Holding — Miller, J.
- The Court of Appeal of the State of California held that the trial court acted correctly in denying Campbell's request to file her claim late.
Rule
- Claims against a liquidating insurer must be filed within the statutory deadline, and late filings are not permitted by law.
Reasoning
- The Court of Appeal of the State of California reasoned that the statutes governing the liquidation of insurers were clear and mandatory, requiring claims to be filed within a specified timeframe.
- The court emphasized that there were no provisions allowing for late filings and that the Insurance Commissioner had followed the legal requirements by notifying all interested parties of the claims deadline.

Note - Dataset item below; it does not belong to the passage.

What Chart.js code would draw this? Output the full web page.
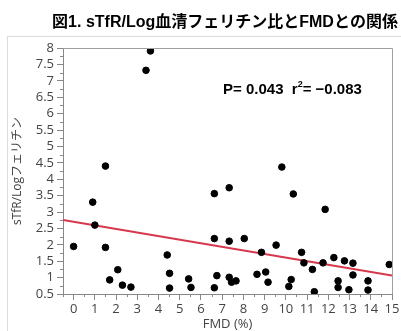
<!DOCTYPE html>
<html>
<head>
<meta charset="utf-8">
<script src="https://cdn.jsdelivr.net/npm/chart.js@4/dist/chart.umd.min.js"></script>
<style>
  html, body { margin: 0; padding: 0; background: #fff; }
  #wrap { width: 401px; height: 331px; }
</style>
</head>
<body>
<div id="wrap"><canvas id="grafico" width="401" height="331"></canvas></div>
<script>
// Datos: FMD (%) vs sTfR/Log ferritina
const fmd = [0, 0.9, 1.0, 1.5, 1.5, 1.7, 2.08, 2.3, 2.7, 3.41,
    3.62, 4.41, 4.52, 4.52, 5.42, 5.53, 6.63, 6.63, 6.63, 6.75,
    7.33, 7.33, 7.33, 7.44, 7.65, 8.04, 8.64, 8.85, 9.05, 9.16,
    9.54, 9.81, 10.14, 10.25, 10.35, 10.74, 10.85, 11.25, 11.34, 11.75,
    11.85, 12.26, 12.46, 12.46, 12.76, 12.97, 13.16, 13.16, 13.87, 13.87,
    14.87];
const ratio = [1.95, 3.30, 2.60, 4.40, 1.92, 0.93, 1.24, 0.77, 0.71, 7.32,
    7.91, 1.69, 1.13, 0.68, 0.96, 0.70, 3.56, 2.19, 0.69, 1.06,
    3.74, 2.11, 1.01, 0.86, 0.90, 2.19, 1.10, 1.77, 1.17, 0.86,
    1.99, 4.37, 0.73, 0.94, 3.55, 1.77, 1.45, 1.25, 0.57, 1.45,
    3.08, 1.61, 0.90, 0.70, 1.51, 0.63, 1.44, 1.08, 0.90, 0.62,
    1.40];

// recta de regresión
const fitX = [-0.5, 15];
const fitIntercept = 2.70;
const fitSlope = -0.109;

const xTicks = [0, 1, 2, 3, 4, 5, 6, 7, 8, 9, 10, 11, 12, 13, 14, 15];
const yTicks = [0.5, 1, 1.5, 2, 2.5, 3, 3.5, 4, 4.5, 5, 5.5, 6, 6.5, 7, 7.5, 8];

const titulo = '図1. sTfR/Log血清フェリチン比とFMDとの関係';
const tituloX = 'FMD (%)';
const tituloY = 'sTfR/Logフェリチン';

const puntos = fmd.map((v, i) => ({ x: v, y: ratio[i] }));
const recta = fitX.map(v => ({ x: v, y: fitIntercept + fitSlope * v }));

const tickFont = { family: '"Open Sans", sans-serif', size: 13 };

// Marco exterior, título, anotación y ticks menores
const extras = {
    id: 'extras',
    beforeDraw(chart) {
        const c = chart.ctx;
        c.save();
        c.strokeStyle = '#dcdcdc';
        c.lineWidth = 1;
        c.strokeRect(7.5, 36.5, 400, 300);
        c.restore();
    },
    afterDraw(chart) {
        const c = chart.ctx;
        const a = chart.chartArea;
        const sx = chart.scales.x, sy = chart.scales.y;
        c.save();
        // borde superior y derecho del área
        c.strokeStyle = '#a0a0a0';
        c.lineWidth = 1;
        c.beginPath();
        c.moveTo(a.left, a.top + 0.5);
        c.lineTo(a.right + 0.5, a.top + 0.5);
        c.lineTo(a.right + 0.5, a.bottom);
        c.stroke();

        // ticks menores
        c.strokeStyle = '#888';
        c.beginPath();
        for (let v = 0.75; v < 8; v += 0.5) {
            const py = Math.round(sy.getPixelForValue(v)) + 0.5;
            c.moveTo(a.left - 3, py);
            c.lineTo(a.left, py);
        }
        for (let v = -0.5; v <= 15; v += 0.5) {
            if (Number.isInteger(v)) continue;
            const px = Math.round(sx.getPixelForValue(v)) + 0.5;
            c.moveTo(px, a.bottom);
            c.lineTo(px, a.bottom + 3);
        }
        c.stroke();

        // título
        c.fillStyle = '#000';
        c.font = 'bold 16px "Liberation Sans", "Noto Sans CJK JP", sans-serif';
        c.textAlign = 'center';
        c.textBaseline = 'alphabetic';
        c.fillText(titulo, 225, 27);

        // anotación P y r²
        c.textAlign = 'left';
        c.font = 'bold 15px "Liberation Sans", Arial, sans-serif';
        let x = 223;
        const base = 94;
        const p1 = 'P= 0.043  r';
        c.fillText(p1, x, base);
        x += c.measureText(p1).width;
        c.font = 'bold 9px "Liberation Sans", Arial, sans-serif';
        c.fillText('2', x, base - 7);
        x += c.measureText('2').width;
        c.font = 'bold 15px "Liberation Sans", Arial, sans-serif';
        c.fillText('= \u22120.083', x, base);
        c.restore();
    }
};

const ctx = document.getElementById('grafico').getContext('2d');
new Chart(ctx, {
    type: 'scatter',
    data: {
        datasets: [{
            data: puntos,
            backgroundColor: '#000',
            borderColor: '#000',
            pointRadius: 3.3,
            pointHoverRadius: 3.3
        }, {
            type: 'line',
            data: recta,
            borderColor: '#d6374a',
            borderWidth: 2,
            pointRadius: 0,
            fill: false
        }]
    },
    options: {
        responsive: false,
        animation: false,
        layout: { padding: { left: 0, right: 9, top: 48, bottom: 0 } },
        plugins: {
            legend: { display: false },
            tooltip: { enabled: false }
        },
        scales: {
            x: {
                type: 'linear',
                min: -0.5,
                max: 15,
                afterBuildTicks: (s) => { s.ticks = xTicks.map(v => ({ value: v })); },
                afterFit: (s) => { s.height = 37; },
                ticks: { color: '#444', font: tickFont, padding: 1, maxRotation: 0, autoSkip: false,
                    callback: (v) => String(v) },
                grid: { drawOnChartArea: false, drawTicks: true, tickLength: 6, color: '#888' },
                border: { display: true, color: '#888' },
                title: {
                    display: true,
                    text: tituloX,
                    color: '#444',
                    font: { family: '"Open Sans", sans-serif', size: 13, lineHeight: 1 },
                    padding: { top: 0, bottom: 0 }
                }
            },
            y: {
                type: 'linear',
                min: 0.5,
                max: 8,
                afterBuildTicks: (s) => { s.ticks = yTicks.map(v => ({ value: v })); },
                afterFit: (s) => { s.width = 63; },
                ticks: { color: '#444', font: tickFont, padding: 3, autoSkip: false,
                    callback: (v) => String(v) },
                grid: { drawOnChartArea: false, drawTicks: true, tickLength: 6, color: '#888' },
                border: { display: true, color: '#888' },
                title: {
                    display: true,
                    text: tituloY,
                    color: '#444',
                    font: { family: '"Open Sans", "Noto Sans CJK JP", sans-serif', size: 12 },
                    padding: { top: 10, bottom: 0 }
                }
            }
        }
    },
    plugins: [extras]
});
</script>
</body>
</html>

- Furthermore, the court found that Campbell's late filing could not be excused by any alleged misinformation from the Commissioner regarding the insurance coverage since she did not make any inquiries until after the deadline had passed.
- The court distinguished Campbell’s case from others involving public agency duties, noting that her situation did not involve a breach of a specific mandatory duty by the Commissioner.
- Additionally, the court stated that due process was satisfied through published notice, as personal notification was not feasible given the circumstances.
- Therefore, the court affirmed the trial court's decision.
Deep Dive: How the Court Reached Its Decision
Statutory Framework for Claims
The court articulated that the case was governed by specific sections of the California Insurance Code, particularly sections 1021 and 1024, which outline the process for filing claims against a liquidating insurer. The provisions stipulated that upon liquidation, the Insurance Commissioner must publish notice to all interested parties, requiring them to file claims within a six-month timeframe. The court emphasized that the use of the word "shall" in the statute indicated a mandatory obligation, meaning that compliance with the deadline was not optional. Section 1024 further reinforced this by stating that any claim not filed within the specified time frame would not be allowed, thereby creating a strict procedural barrier for claimants. This legal framework set the stage for the court’s analysis of whether Campbell's late claim could be accepted despite her circumstances.
Rejection of Appellant’s Claims
The court dismissed Campbell's argument that the Insurance Commissioner had failed to perform a mandatory duty, which could justify extending the filing deadline. The court distinguished her case from precedents where a government agency failed to act according to a statutory obligation, as no such breach was identified in this instance. It noted that Campbell had not filed an action against the Commissioner for any damages, nor did she specify what mandatory duty had been violated. The court reasoned that the Commissioner had properly informed her of the coverage limitations after the deadline had passed and that any misinformation could not excuse her failure to file on time. Thus, her claim was rejected on the basis of untimeliness, consistent with the statutory requirements.
Due Process Considerations
Campbell contended that her due process rights were violated due to a lack of personal notice about the liquidation proceedings. However, the court found that the published notice sufficiently met the due process requirements as established by the U.S. Supreme Court, which allows for publication as a means of notification when personal notice is impractical. The court emphasized that due process does not necessitate personal notification in every case, particularly when the affected parties are unknown or missing. Since Campbell had not reported her claim to Pacific and there was no way for the Commissioner to know about her situation prior to her inquiry, the court concluded that the notice provided was appropriate under the circumstances. Thus, the court affirmed that her due process rights were not violated.
Finality of Statutory Deadlines
The court stressed the importance of adhering to statutory deadlines in the context of insurance liquidation, highlighting that the legislature had created a clear and non-negotiable timeline for filing claims. By stating that late claims "shall not be entitled to filing or allowance," the court reinforced the idea that strict compliance with these deadlines was essential to the orderly administration of the liquidation process. The court rejected Campbell's assertion that the trial court had inherent power to permit late filings, noting that the legislative intent was to prevent any discretion in allowing late claims. This strict interpretation of the statute aimed to protect the integrity of the liquidation process and ensure that all claimants were treated equally and fairly under the law.
Conclusion of the Court
Ultimately, the court affirmed the trial court’s decision to deny Campbell's request to file her claim late, concluding that the statutory framework governing the liquidation of insurers did not allow for exceptions to the filing deadline. The court recognized the need for a predictable and stable mechanism for processing claims against liquidating insurance companies, which would be undermined by allowing late filings. By adhering strictly to the statutory language and the established deadlines, the court aimed to uphold the principles of fairness and legal certainty within the insurance system. The ruling underscored the importance of timely action by claimants in the context of liquidation proceedings and affirmed the mandatory nature of the statutory requirements.